En el Evangelio de Lucas, la fe es la característica de los pequeños, de los que no confían en sus propias fuerzas y dejan espacio a la obra del Señor en sus vidas, de los que confían y se abandonan a Él. 

Esta fe, que se convierte en humildad, que se alimenta de la confianza y del abandono, esta fe - dice Jesús - puede hacer realidad incluso lo que parece imposible. 

La fe tiene que ver precisamente con lo imposible, no porque llene la vida de milagros, sino porque nos hace capaces del mayor milagro que le puede ocurrir a una persona, el de ser capaz de transformar el mal en bien, de sacar la vida misma de la muerte. 

Frente al misterio del mal, donde el hombre está solo e impotente, la fe nos permite dar el paso que reabre un camino, que recrea la confianza y nos permite dar sentido a todo: porque en la fe nada está definitivamente muerto. 
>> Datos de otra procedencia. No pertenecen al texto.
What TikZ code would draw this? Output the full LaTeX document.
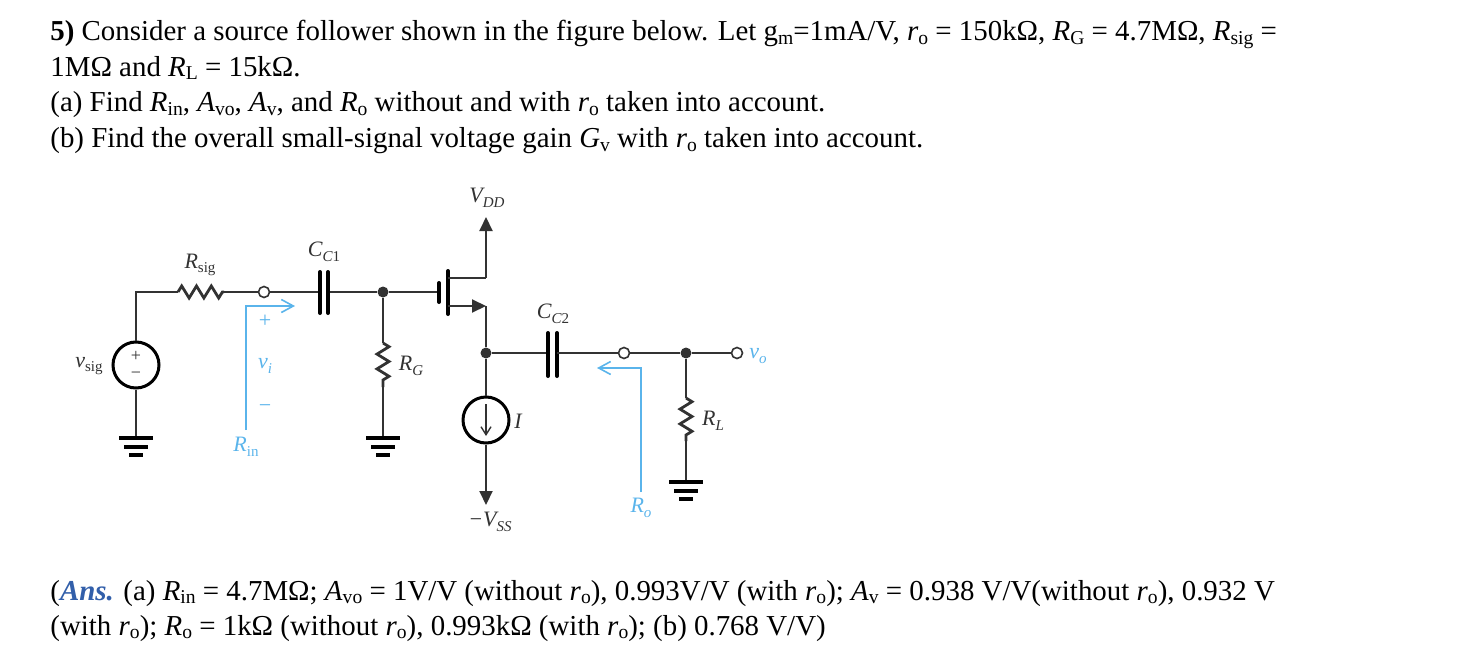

Este es el testimonio que recibimos de vosotros. A pesar de todo, cuando todo parece bloqueado, sin salida, la fe abre nuevos caminos y perspectivas, crea espacios para la vida, el amor y el compartir. 

Esta es también una lección para nuestras comunidades locales, también aplastadas por tantos problemas, pero llamadas a dar el mismo testimonio de fe, a ser esa semilla que, a pesar de todo, aunque no sea visible, hace crecer árboles que no puedan ser desarraigados. 

La Iglesia de Tierra Santa es compuesta, tiene muchas formas diferentes, habla muchas lenguas, tiene una increíble variedad de colores. Es cierto que se nos conoce en el mundo como la Iglesia del statu quo, de todo lo inamovible; pero si sabemos observar bien, vemos realmente cómo la pequeña semilla del Evangelio crece silenciosa y pacientemente, creando nuevas realidades cristianas de vida y de fe en nuestro país. 

Estoy llamado a ser un servidor de la unidad de esta Iglesia, asegurando que todos seamos conscientes de la belleza y los desafíos que surgen de esta extraordinaria diversidad. 

Es necesario que poco a poco todas estas diferentes almas de esta misma Iglesia nuestra se reúnan más a menudo, oren juntas, compartan sus experiencias de vida. Cuando se comparte, la fe se fortalece y se enriquece con una nueva vitalidad, que tanto necesitamos. 

Acoger a las personas es una condición necesaria para hacer de este camino de fe una realidad concreta. 

Pero también estoy aquí hoy para daros las gracias. 

Para dar las gracias a todos los que dedican energía y tiempo para que los emigrantes entre nosotros encuentren un lugar en la Iglesia. Me dirijo no sólo a los sacerdotes y hermanas que trabajan incansablemente para crear comunidad y formar a los fieles, sino también a todos los miembros de los movimientos laicos, a los coordinadores y comités, a los voluntarios que sirven como lectores, acólitos y miembros del coro, a los que cocinan y limpian, a los que inician y dirigen programas sociales, y a tantos otros. Muchos de vosotros tenéis trabajos agotadores con horarios difíciles, pero cada fin de semana y cada noche estáis ahí para ayudar a construir la Iglesia. 

Hermanos y hermanas, nos enfrentamos a muchos desafíos. Celebremos hoy el don de nuestra fe, la maravillosa diversidad de nuestra Iglesia, comprometámonos a trabajar juntos para contribuir a la luz en esta tierra, a la paz venidera y a la difusión de la buena noticia de que Dios ha vencido a las tinieblas a pesar de todas las pruebas en contra. 

Que Dios os bendiga a todos y que el Señor os fortalezca en vuestra fe, vuestro testimonio y vuestra vida.